* start *
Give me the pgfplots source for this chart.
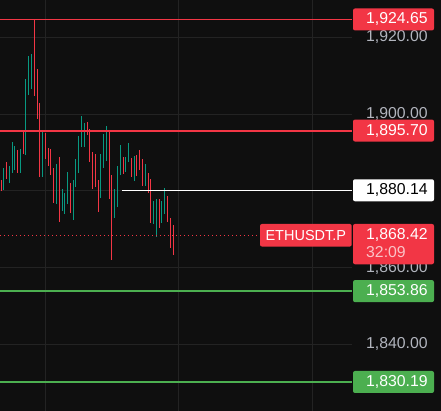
\documentclass[border=0pt]{standalone}
\usepackage{pgfplots}
\pgfplotsset{compat=1.18}
\usepackage{pgfplotstable}
\usepackage{fontspec}
\setmainfont{Liberation Sans}

\definecolor{bg}{HTML}{0F0F0F}
\definecolor{gridc}{HTML}{232323}
\definecolor{tvred}{HTML}{F23645}
\definecolor{tvgreen}{HTML}{089981}
\definecolor{lblgreen}{HTML}{4CAF50}
\definecolor{scaletxt}{HTML}{B2B5BE}
\definecolor{timer}{HTML}{FBC2C7}

% candles: x (px), high, low
\pgfplotstableread{
x hi lo
1.3 1882.82 1880.03
6.3 1887.51 1883.00
17.3 1890.64 1884.57
23.3 1895.41 1889.60
34.3 1924.65 1904.71
37.3 1911.74 1898.71
39.3 1902.88 1883.68
45.3 1895.07 1888.37
48.3 1891.16 1886.47
50.3 1890.82 1884.12
53.3 1885.87 1876.91
59.3 1888.74 1871.96
70.3 1881.96 1874.30
87.3 1897.93 1894.47
89.3 1896.11 1887.59
92.3 1890.12 1880.55
95.3 1889.60 1881.08
98.3 1882.82 1874.56
109.3 1895.33 1877.95
111.3 1884.12 1861.98
123.3 1888.74 1884.38
131.3 1888.55 1883.68
136.3 1889.33 1883.86
139.3 1890.64 1885.43
142.3 1888.29 1881.26
148.3 1884.65 1879.36
150.3 1883.08 1871.70
159.3 1877.87 1870.39
167.3 1878.65 1871.96
170.3 1872.84 1865.18
173.3 1871.10 1863.36
}\redcandles

\pgfplotstableread{
x hi lo
3.3 1885.87 1880.22
9.3 1886.47 1882.12
12.3 1892.72 1884.72
14.3 1891.68 1885.43
20.3 1890.98 1884.72
25.3 1909.14 1889.26
28.3 1915.13 1904.97
31.3 1915.65 1906.53
42.3 1895.41 1883.52
56.3 1886.99 1876.57
62.3 1880.40 1874.82
64.3 1879.36 1873.96
67.3 1884.91 1876.57
73.3 1882.82 1872.40
75.3 1888.21 1881.08
78.3 1894.29 1884.72
81.3 1899.50 1891.34
84.3 1897.67 1891.34
100.3 1889.60 1878.21
103.3 1894.81 1886.03
106.3 1896.89 1887.85
114.3 1880.40 1872.92
117.3 1886.47 1875.86
120.3 1891.94 1884.12
125.3 1888.74 1884.98
128.3 1892.38 1887.51
134.3 1889.07 1882.64
145.3 1886.99 1881.26
153.3 1877.43 1871.36
156.3 1877.87 1868.05
161.3 1877.35 1871.70
164.3 1880.74 1874.04
}\greencandles

\begin{document}
\begin{tikzpicture}
\fill[bg] (0,0) rectangle (441pt,411pt);
\useasboundingbox (0,0) rectangle (441pt,411pt);
\begin{axis}[
    at={(0,0)}, anchor=south west,
    scale only axis, width=352pt, height=411pt,
    xmin=0, xmax=352, ymin=1822.632, ymax=1929.719,
    axis line style={draw=none},
    xtick={45,178,312}, xticklabels={},
    ytick={1840,1860,1880,1900,1920},
    yticklabel pos=right,
    major tick length=0pt,
    scaled y ticks=false,
    xmajorgrids, ymajorgrids,
    grid style={gridc, line width=1pt},
    yticklabel style={anchor=west, xshift=14pt, inner sep=0pt, text=scaletxt,
        font=\fontsize{15.8}{17}\selectfont,
        /pgf/number format/fixed, /pgf/number format/fixed zerofill,
        /pgf/number format/precision=2, /pgf/number format/1000 sep={,}},
    /pgf/number format/assume math mode=true,
    clip=false,
]
    \addplot[draw=none, mark=none, error bars/.cd, y dir=both, y explicit,
        error mark=none, error bar style={draw=tvred, line width=1.1pt}]
        table[x=x, y expr={(\thisrow{hi}+\thisrow{lo})/2},
              y error expr={(\thisrow{hi}-\thisrow{lo})/2}] \redcandles;
    \addplot[draw=none, mark=none, error bars/.cd, y dir=both, y explicit,
        error mark=none, error bar style={draw=tvgreen, line width=1.1pt}]
        table[x=x, y expr={(\thisrow{hi}+\thisrow{lo})/2},
              y error expr={(\thisrow{hi}-\thisrow{lo})/2}] \greencandles;

    \addplot[tvred, line width=1pt] coordinates {(0,1924.65) (352,1924.65)};
    \addplot[tvred, line width=2pt] coordinates {(0,1895.70) (352,1895.70)};
    \addplot[white, line width=1.3pt] coordinates {(122,1880.14) (352,1880.14)};
    \addplot[tvred, line width=1pt, dash pattern=on 1pt off 3pt] coordinates {(0,1868.42) (260,1868.42)};
    \addplot[lblgreen, line width=1.6pt] coordinates {(0,1853.86) (352,1853.86)};
    \addplot[lblgreen, line width=1.6pt] coordinates {(0,1830.19) (352,1830.19)};

    \coordinate (p1) at (axis cs:353,1924.65);
    \coordinate (p2) at (axis cs:353,1895.70);
    \coordinate (p3) at (axis cs:353,1880.14);
    \coordinate (p4) at (axis cs:353,1868.42);
    \coordinate (p5) at (axis cs:353,1853.86);
    \coordinate (p6) at (axis cs:353,1830.19);
    \coordinate (sym) at (axis cs:260,1868.42);
\end{axis}
\tikzset{lbl/.style={rounded corners=2pt}}
\foreach \c/\f in {p1/tvred, p2/tvred, p3/white, p5/lblgreen, p6/lblgreen}{
  \fill[\f, lbl] ([yshift=-11pt]\c) rectangle ++(81pt,22pt);
}
\fill[tvred, lbl] ([yshift=11.3pt]p4) rectangle ++(81pt,-40.3pt);
\fill[tvred, lbl] ([yshift=-11.3pt]sym) rectangle ++(91.7pt,22.6pt);
\tikzset{lt/.style={anchor=west, inner sep=0pt, font=\fontsize{15.8}{17}\selectfont, text=white}}
\node[lt] at ([xshift=13pt]p1) {1,924.65};
\node[lt] at ([xshift=13pt]p2) {1,895.70};
\node[lt, text=black] at ([xshift=13pt]p3) {1,880.14};
\node[lt] at ([xshift=13pt]p4) {1,868.42};
\node[lt, text=timer] at ([xshift=13pt, yshift=-17pt]p4) {32:09};
\node[lt] at ([xshift=13pt]p5) {1,853.86};
\node[lt] at ([xshift=13pt]p6) {1,830.19};
\node[anchor=center, inner sep=0pt, font=\fontsize{14.5}{17}\selectfont, text=white]
    at ([xshift=45.85pt]sym) {ETHUSDT.P};
\end{tikzpicture}
\end{document}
* end *
* _Exercise brief_
Retype the listing exactly. Pictures do not belong in the copy.

* _Response_
Give me the pgfplots source for this chart.
\documentclass[border=0pt]{standalone}
\usepackage{pgfplots}
\pgfplotsset{compat=1.18}
\usepackage{pgfplotstable}
\usepackage{fontspec}
\setmainfont{Liberation Sans}

\definecolor{bg}{HTML}{0F0F0F}
\definecolor{gridc}{HTML}{232323}
\definecolor{tvred}{HTML}{F23645}
\definecolor{tvgreen}{HTML}{089981}
\definecolor{lblgreen}{HTML}{4CAF50}
\definecolor{scaletxt}{HTML}{B2B5BE}
\definecolor{timer}{HTML}{FBC2C7}

% candles: x (px), high, low
\pgfplotstableread{
x hi lo
1.3 1882.82 1880.03
6.3 1887.51 1883.00
17.3 1890.64 1884.57
23.3 1895.41 1889.60
34.3 1924.65 1904.71
37.3 1911.74 1898.71
39.3 1902.88 1883.68
45.3 1895.07 1888.37
48.3 1891.16 1886.47
50.3 1890.82 1884.12
53.3 1885.87 1876.91
59.3 1888.74 1871.96
70.3 1881.96 1874.30
87.3 1897.93 1894.47
89.3 1896.11 1887.59
92.3 1890.12 1880.55
95.3 1889.60 1881.08
98.3 1882.82 1874.56
109.3 1895.33 1877.95
111.3 1884.12 1861.98
123.3 1888.74 1884.38
131.3 1888.55 1883.68
136.3 1889.33 1883.86
139.3 1890.64 1885.43
142.3 1888.29 1881.26
148.3 1884.65 1879.36
150.3 1883.08 1871.70
159.3 1877.87 1870.39
167.3 1878.65 1871.96
170.3 1872.84 1865.18
173.3 1871.10 1863.36
}\redcandles

\pgfplotstableread{
x hi lo
3.3 1885.87 1880.22
9.3 1886.47 1882.12
12.3 1892.72 1884.72
14.3 1891.68 1885.43
20.3 1890.98 1884.72
25.3 1909.14 1889.26
28.3 1915.13 1904.97
31.3 1915.65 1906.53
42.3 1895.41 1883.52
56.3 1886.99 1876.57
62.3 1880.40 1874.82
64.3 1879.36 1873.96
67.3 1884.91 1876.57
73.3 1882.82 1872.40
75.3 1888.21 1881.08
78.3 1894.29 1884.72
81.3 1899.50 1891.34
84.3 1897.67 1891.34
100.3 1889.60 1878.21
103.3 1894.81 1886.03
106.3 1896.89 1887.85
114.3 1880.40 1872.92
117.3 1886.47 1875.86
120.3 1891.94 1884.12
125.3 1888.74 1884.98
128.3 1892.38 1887.51
134.3 1889.07 1882.64
145.3 1886.99 1881.26
153.3 1877.43 1871.36
156.3 1877.87 1868.05
161.3 1877.35 1871.70
164.3 1880.74 1874.04
}\greencandles

\begin{document}
\begin{tikzpicture}
\fill[bg] (0,0) rectangle (441pt,411pt);
\useasboundingbox (0,0) rectangle (441pt,411pt);
\begin{axis}[
    at={(0,0)}, anchor=south west,
    scale only axis, width=352pt, height=411pt,
    xmin=0, xmax=352, ymin=1822.632, ymax=1929.719,
    axis line style={draw=none},
    xtick={45,178,312}, xticklabels={},
    ytick={1840,1860,1880,1900,1920},
    yticklabel pos=right,
    major tick length=0pt,
    scaled y ticks=false,
    xmajorgrids, ymajorgrids,
    grid style={gridc, line width=1pt},
    yticklabel style={anchor=west, xshift=14pt, inner sep=0pt, text=scaletxt,
        font=\fontsize{15.8}{17}\selectfont,
        /pgf/number format/fixed, /pgf/number format/fixed zerofill,
        /pgf/number format/precision=2, /pgf/number format/1000 sep={,}},
    /pgf/number format/assume math mode=true,
    clip=false,
]
    \addplot[draw=none, mark=none, error bars/.cd, y dir=both, y explicit,
        error mark=none, error bar style={draw=tvred, line width=1.1pt}]
        table[x=x, y expr={(\thisrow{hi}+\thisrow{lo})/2},
              y error expr={(\thisrow{hi}-\thisrow{lo})/2}] \redcandles;
    \addplot[draw=none, mark=none, error bars/.cd, y dir=both, y explicit,
        error mark=none, error bar style={draw=tvgreen, line width=1.1pt}]
        table[x=x, y expr={(\thisrow{hi}+\thisrow{lo})/2},
              y error expr={(\thisrow{hi}-\thisrow{lo})/2}] \greencandles;

    \addplot[tvred, line width=1pt] coordinates {(0,1924.65) (352,1924.65)};
    \addplot[tvred, line width=2pt] coordinates {(0,1895.70) (352,1895.70)};
    \addplot[white, line width=1.3pt] coordinates {(122,1880.14) (352,1880.14)};
    \addplot[tvred, line width=1pt, dash pattern=on 1pt off 3pt] coordinates {(0,1868.42) (260,1868.42)};
    \addplot[lblgreen, line width=1.6pt] coordinates {(0,1853.86) (352,1853.86)};
    \addplot[lblgreen, line width=1.6pt] coordinates {(0,1830.19) (352,1830.19)};

    \coordinate (p1) at (axis cs:353,1924.65);
    \coordinate (p2) at (axis cs:353,1895.70);
    \coordinate (p3) at (axis cs:353,1880.14);
    \coordinate (p4) at (axis cs:353,1868.42);
    \coordinate (p5) at (axis cs:353,1853.86);
    \coordinate (p6) at (axis cs:353,1830.19);
    \coordinate (sym) at (axis cs:260,1868.42);
\end{axis}
\tikzset{lbl/.style={rounded corners=2pt}}
\foreach \c/\f in {p1/tvred, p2/tvred, p3/white, p5/lblgreen, p6/lblgreen}{
  \fill[\f, lbl] ([yshift=-11pt]\c) rectangle ++(81pt,22pt);
}
\fill[tvred, lbl] ([yshift=11.3pt]p4) rectangle ++(81pt,-40.3pt);
\fill[tvred, lbl] ([yshift=-11.3pt]sym) rectangle ++(91.7pt,22.6pt);
\tikzset{lt/.style={anchor=west, inner sep=0pt, font=\fontsize{15.8}{17}\selectfont, text=white}}
\node[lt] at ([xshift=13pt]p1) {1,924.65};
\node[lt] at ([xshift=13pt]p2) {1,895.70};
\node[lt, text=black] at ([xshift=13pt]p3) {1,880.14};
\node[lt] at ([xshift=13pt]p4) {1,868.42};
\node[lt, text=timer] at ([xshift=13pt, yshift=-17pt]p4) {32:09};
\node[lt] at ([xshift=13pt]p5) {1,853.86};
\node[lt] at ([xshift=13pt]p6) {1,830.19};
\node[anchor=center, inner sep=0pt, font=\fontsize{14.5}{17}\selectfont, text=white]
    at ([xshift=45.85pt]sym) {ETHUSDT.P};
\end{tikzpicture}
\end{document}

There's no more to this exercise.